Records with drawing code:
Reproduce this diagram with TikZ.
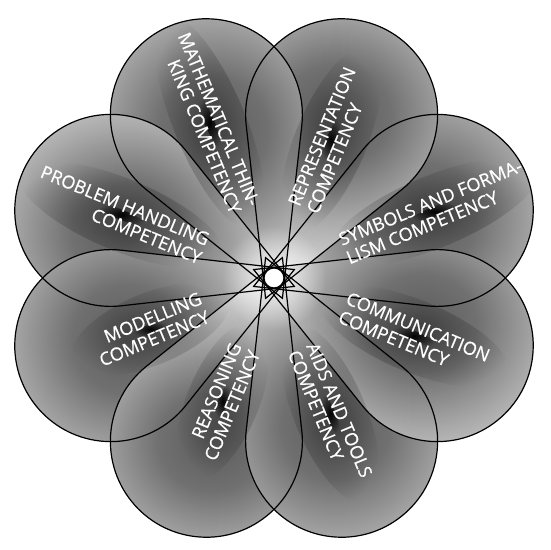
\documentclass[tikz,border=0pt]{standalone}
\usepackage{fontspec}
\setmainfont{Open Sans}
\newfontfamily\petalfont{Open Sans}[FakeBold=0.6]
\usetikzlibrary{fadings}

\pgfdeclareradialshading{petalshade}{\pgfpoint{0bp}{0bp}}{%
  color(0bp)=(black!64); color(8bp)=(black!56); color(17bp)=(black!34);
  color(25bp)=(black!17); color(50bp)=(black!17)}
\tikzfading[name=glowfade, inner color=transparent!0, outer color=transparent!100]
\pgfdeclarelayer{background}
\pgfsetlayers{background,main}

\newcommand{\petalpath}{(-22,0) -- (130.6,-84.2) arc[start angle=-118.7, end angle=118.7, radius=96] -- cycle}

\begin{document}
\begin{tikzpicture}[
  x=1pt, y=1pt,
  outline/.style={draw, line width=1.2pt},
  label/.style={text=white, font=\petalfont\fontsize{18}{20}\selectfont, inner sep=0pt},
  inward/.style={label, anchor=east, align=right},
  outward/.style={label, anchor=west, align=left},
  hub/.style={circle, draw, fill=white, line width=1.2pt, minimum size=20pt, inner sep=0pt}
]
\useasboundingbox (-274,-272) rectangle (276,278);

\node[hub] (hub) at (0,0) {};

\node[inward, rotate=-67.5] (math) at (112.5:75) {MATHEMATICAL THIN-\\KING COMPETENCY};
\node[outward, rotate=67.5] (repr) at (67.5:75) {REPRESENTATION\\COMPETENCY};
\node[outward, rotate=22.5] (symb) at (22.5:75) {SYMBOLS AND FORMA-\\LISM COMPETENCY};
\node[outward, rotate=-22.5] (comm) at (-22.5:75) {COMMUNICATION\\COMPETENCY};
\node[outward, rotate=-67.5] (aids) at (-67.5:75) {AIDS AND TOOLS\\COMPETENCY};
\node[inward, rotate=67.5] (reas) at (-112.5:75) {REASONING\\COMPETENCY};
\node[inward, rotate=22.5] (model) at (-157.5:75) {MODELLING\\COMPETENCY};
\node[inward, rotate=-22.5] (prob) at (157.5:75) {PROBLEM HANDLING\\COMPETENCY};

\begin{pgfonlayer}{background}
% shaded petals
\foreach \a in {22.5,67.5,...,337.5}{
  \begin{scope}[rotate=\a]
    \clip \petalpath;
    \shade[shading=petalshade] (160,0) circle (150);
  \end{scope}
}
% dark glow behind the labels
\foreach \n/\r/\w in {math/-67.5/85, repr/67.5/70, symb/22.5/82, comm/-22.5/72,
                      aids/-67.5/65, reas/67.5/55, model/22.5/55, prob/-22.5/80}{
  \begin{scope}[shift={(\n.center)}, rotate=\r]
    \fill[black, opacity=.35, path fading=glowfade] (0,0) ellipse [x radius=\w+30, y radius=36];
    \fill[black, opacity=.95, path fading=glowfade] (0,0) ellipse [x radius=\w*0.35, y radius=5];
  \end{scope}
}
\fill[white, opacity=.85, path fading=glowfade] (0,0) circle (52);

% outlines
\foreach \a in {22.5,67.5,...,337.5}
  \path[outline, rotate=\a] \petalpath;
\end{pgfonlayer}

\end{tikzpicture}
\end{document}
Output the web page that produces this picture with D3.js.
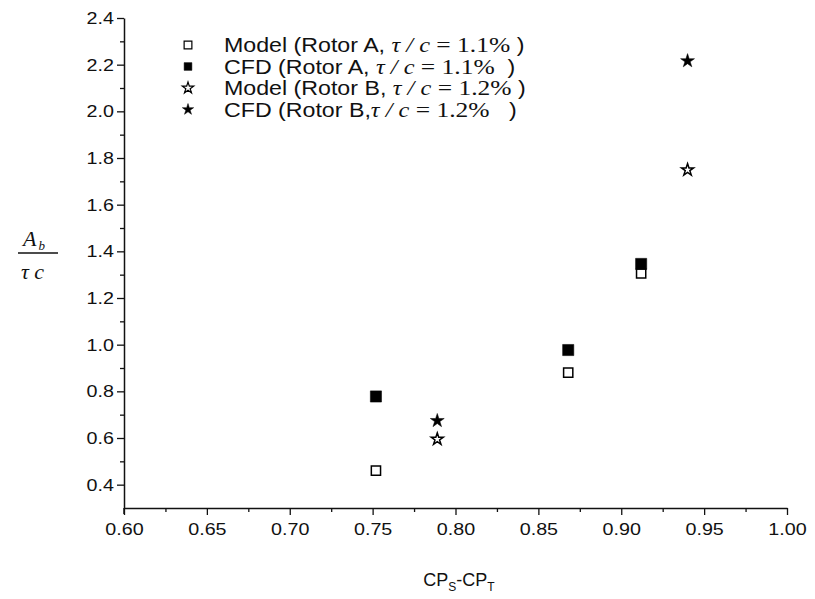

* Given task
Can you repeat every record above exactly, apart from the pictures?

* Result
Reproduce this diagram with TikZ.
\documentclass[tikz,border=0pt]{standalone}
\usepackage{fontspec}
\setmainfont{Open Sans}
\newfontfamily\petalfont{Open Sans}[FakeBold=0.6]
\usetikzlibrary{fadings}

\pgfdeclareradialshading{petalshade}{\pgfpoint{0bp}{0bp}}{%
  color(0bp)=(black!64); color(8bp)=(black!56); color(17bp)=(black!34);
  color(25bp)=(black!17); color(50bp)=(black!17)}
\tikzfading[name=glowfade, inner color=transparent!0, outer color=transparent!100]
\pgfdeclarelayer{background}
\pgfsetlayers{background,main}

\newcommand{\petalpath}{(-22,0) -- (130.6,-84.2) arc[start angle=-118.7, end angle=118.7, radius=96] -- cycle}

\begin{document}
\begin{tikzpicture}[
  x=1pt, y=1pt,
  outline/.style={draw, line width=1.2pt},
  label/.style={text=white, font=\petalfont\fontsize{18}{20}\selectfont, inner sep=0pt},
  inward/.style={label, anchor=east, align=right},
  outward/.style={label, anchor=west, align=left},
  hub/.style={circle, draw, fill=white, line width=1.2pt, minimum size=20pt, inner sep=0pt}
]
\useasboundingbox (-274,-272) rectangle (276,278);

\node[hub] (hub) at (0,0) {};

\node[inward, rotate=-67.5] (math) at (112.5:75) {MATHEMATICAL THIN-\\KING COMPETENCY};
\node[outward, rotate=67.5] (repr) at (67.5:75) {REPRESENTATION\\COMPETENCY};
\node[outward, rotate=22.5] (symb) at (22.5:75) {SYMBOLS AND FORMA-\\LISM COMPETENCY};
\node[outward, rotate=-22.5] (comm) at (-22.5:75) {COMMUNICATION\\COMPETENCY};
\node[outward, rotate=-67.5] (aids) at (-67.5:75) {AIDS AND TOOLS\\COMPETENCY};
\node[inward, rotate=67.5] (reas) at (-112.5:75) {REASONING\\COMPETENCY};
\node[inward, rotate=22.5] (model) at (-157.5:75) {MODELLING\\COMPETENCY};
\node[inward, rotate=-22.5] (prob) at (157.5:75) {PROBLEM HANDLING\\COMPETENCY};

\begin{pgfonlayer}{background}
% shaded petals
\foreach \a in {22.5,67.5,...,337.5}{
  \begin{scope}[rotate=\a]
    \clip \petalpath;
    \shade[shading=petalshade] (160,0) circle (150);
  \end{scope}
}
% dark glow behind the labels
\foreach \n/\r/\w in {math/-67.5/85, repr/67.5/70, symb/22.5/82, comm/-22.5/72,
                      aids/-67.5/65, reas/67.5/55, model/22.5/55, prob/-22.5/80}{
  \begin{scope}[shift={(\n.center)}, rotate=\r]
    \fill[black, opacity=.35, path fading=glowfade] (0,0) ellipse [x radius=\w+30, y radius=36];
    \fill[black, opacity=.95, path fading=glowfade] (0,0) ellipse [x radius=\w*0.35, y radius=5];
  \end{scope}
}
\fill[white, opacity=.85, path fading=glowfade] (0,0) circle (52);

% outlines
\foreach \a in {22.5,67.5,...,337.5}
  \path[outline, rotate=\a] \petalpath;
\end{pgfonlayer}

\end{tikzpicture}
\end{document}
Output the web page that produces this picture with D3.js.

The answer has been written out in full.